A Singapore childhood friend, Jin, came to London for a 10-week course at the London Business School, then went on a 21-day package tour of 20 European cities with his wife. In Vienna, they played a game involving taking turns to drink lager out of a glass boot. When the lager got down to the level of the horizontal section of the boot, especially if it was confined to the tip of the boot, the drinker had to tilt the boot gently or the lager would suddenly gush out and splatter him/her, earning him/her a penalty drink. It was a vicious cycle: the more the drinker is penalised, the less able s/he is to handle the tilting of the boot, so the more s/he is penalised.
Jin and his wife loved the game, and thought, “We must get hold of one of these glass boots, so that we can play this game when we get home to Singapore.” They were told that this game was one played in German-speaking countries. The next stop, Heidelberg, was also their last Germanic venue, therefore their final opportunity to track down a glass boot. They arrived at 4.30pm, half an hour before closing time, so they rushed around, scouring the shops, ignoring the famous castle. Eventually, they got their glass boot. Happy at last.
When they got back to London, they decided to do more shopping during their three-day stay. As they emerged from Oxford Circus Tube station, the first thing that met their eyes was a shop window displaying these glass boots, and at a much lower price than what they’d paid in Heidelberg.

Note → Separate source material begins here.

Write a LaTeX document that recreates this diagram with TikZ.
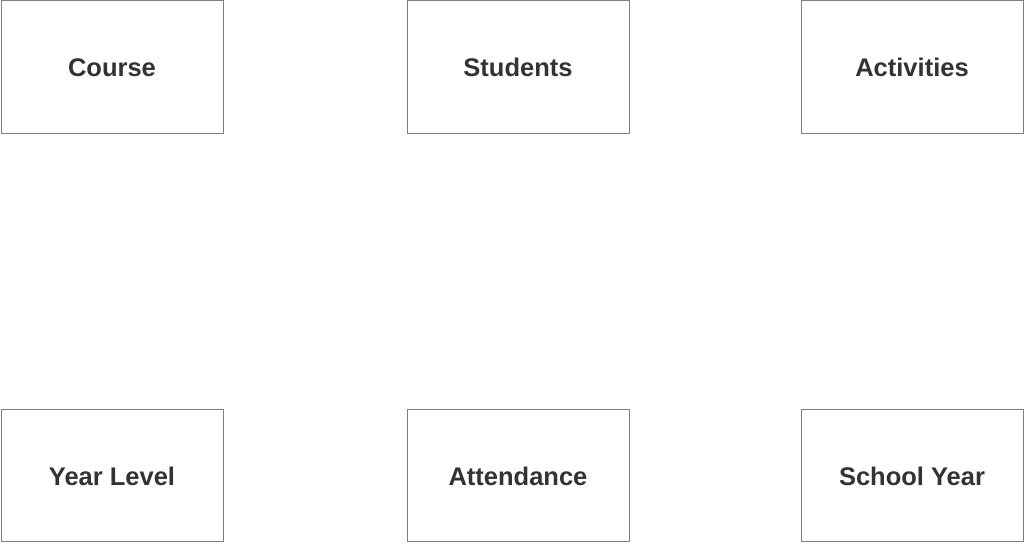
\documentclass[tikz,border=0pt]{standalone}
\usepackage{fontspec}
\setmainfont{Liberation Sans}
\definecolor{boxline}{HTML}{7F7F7F}
\definecolor{boxtext}{HTML}{333333}
\begin{document}
\begin{tikzpicture}[x=1pt,y=-1pt,
  entity/.style={draw=boxline, line width=1pt, fill=white, minimum width=222pt, minimum height=132pt, inner sep=0pt, text=boxtext, font=\fontsize{25.5}{30}\selectfont\bfseries, text depth=0pt, text height=18pt}]
\useasboundingbox (0,0) rectangle (1024,543);
\node[entity] (course) at (112,67) {\raisebox{-1pt}{Course}};
\node[entity] (students) at (518,67) {\raisebox{-1pt}{Students}};
\node[entity] (activities) at (912,67) {\raisebox{-1pt}{Activities}};
\node[entity] (yearlevel) at (112,475) {\raisebox{-1pt}{Year Level}};
\node[entity] (attendance) at (518,475) {\raisebox{-1pt}{Attendance}};
\node[entity] (schoolyear) at (912,475) {\raisebox{-1pt}{School Year}};
\end{tikzpicture}
\end{document}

(Vienna, Heidelberg and London; 1985)
An old friend Valerio’s American wife Natalie came over one summer to London with her sister Roberta on a short visit, and stayed at a hotel in Paddington. The Paddington area has lots of multi-storey terraced houses turned into hotels.
One day, Roberta was walking around their hotel room in only her underwear when Natalie spotted a man at a window on the same floor of a house across the road, looking their way. Natalie drew Roberta’s attention to this, at which Roberta said, “It’s HIS problem, not mine!”
I was working at the Apple Mac in the equipment room on the third floor at SOAS on a Saturday, meeting a deadline, when a newly-arrived young American academic approached me, asking where he could get something to eat for lunch. I took him to a sandwich bar near Russell Square Tube station. He ordered a sandwich, it cost 42p, he paid, and got 8p in change. He said to the woman, “I gave you a pound. You should be giving me 58p in change.” The woman said, “You did not give me a pound.” The American said, “Yes, I did.” The woman said, “But there’s no pound coin in my till, so you couldn’t have given me a pound.” The American said, “That’s YOUR problem, not mine. I know I gave you a pound.”